Recomeçar

Têm-me perguntado: porquê começar de novo, se precisamente V. é um dos que tem denunciado essa perversa vontade reinstauradora, reformista, saneadora – que julga só poder encontrar alento na tábua-rasa e na ilusão da novidade?
A resposta é simples: essa vontade só é perversa se procura impor-se aos outros, se lhes desconsidera a história pessoal, o investimento no carácter, a profundidade sedimentada; auto-imposta, essa vontade transforma-se num banho lustral de inocência, confere uma nova oportunidade, liberta da canga do passado quando ele se torna demasiado presente e paralisante.

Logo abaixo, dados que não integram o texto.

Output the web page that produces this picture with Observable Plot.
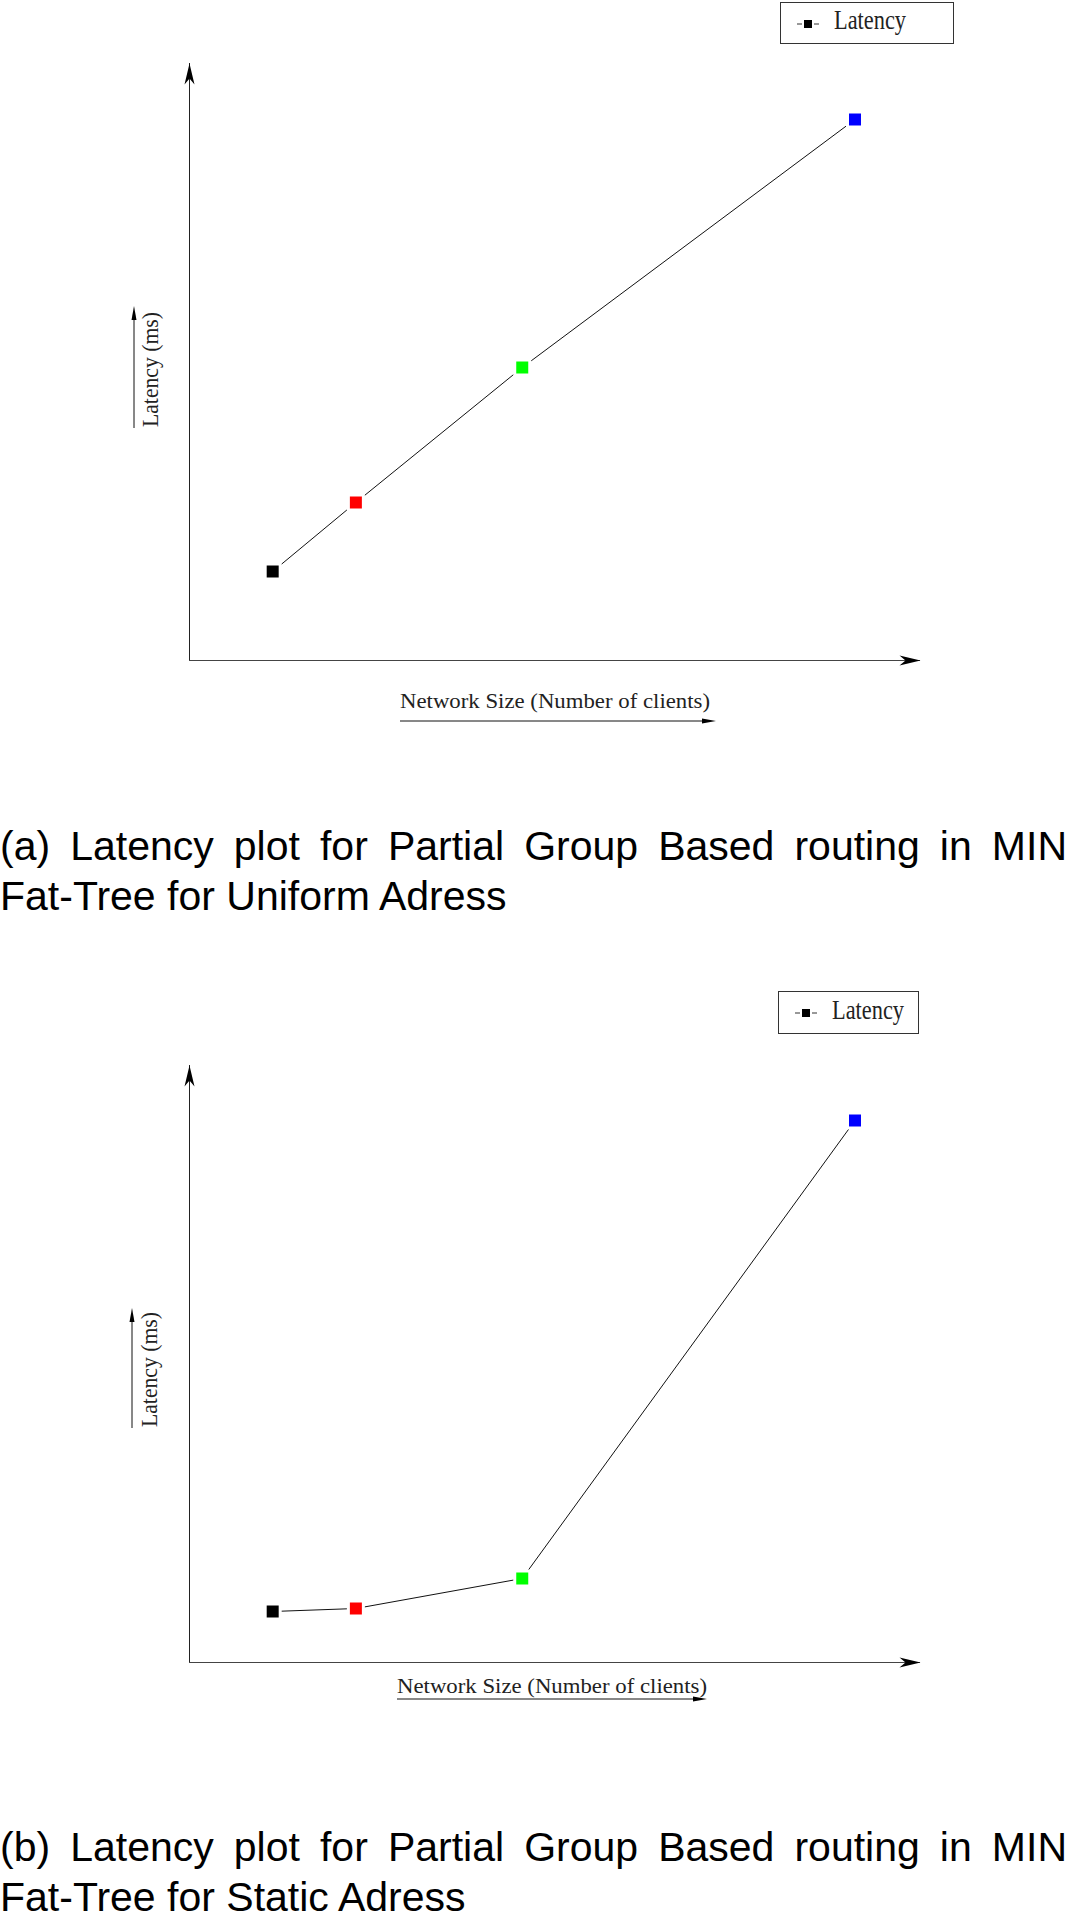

É uma forma de renúncia, e a renúncia quando é livre tende a permitir um passo na direcção da sabedoria. A permitir somente, sublinhe-se, porque também pode converter-se num escapismo lábil e numa ilusão irresponsabilizadora.
Talvez seja por isso que o determinismo, sempre ardiloso, não consente retrocessos fácticos; mas talvez seja também por isso que a natureza humana, mais ardilosa ainda do que o determinismo, nos dotou da capacidade de imaginarmos novas alvoradas.
A repristinação, a renovação absoluta, pode não passar de uma ilusão; mas pode não ser nem mais nem menos ilusória do que a liberdade pessoal que o determinismo nos consente.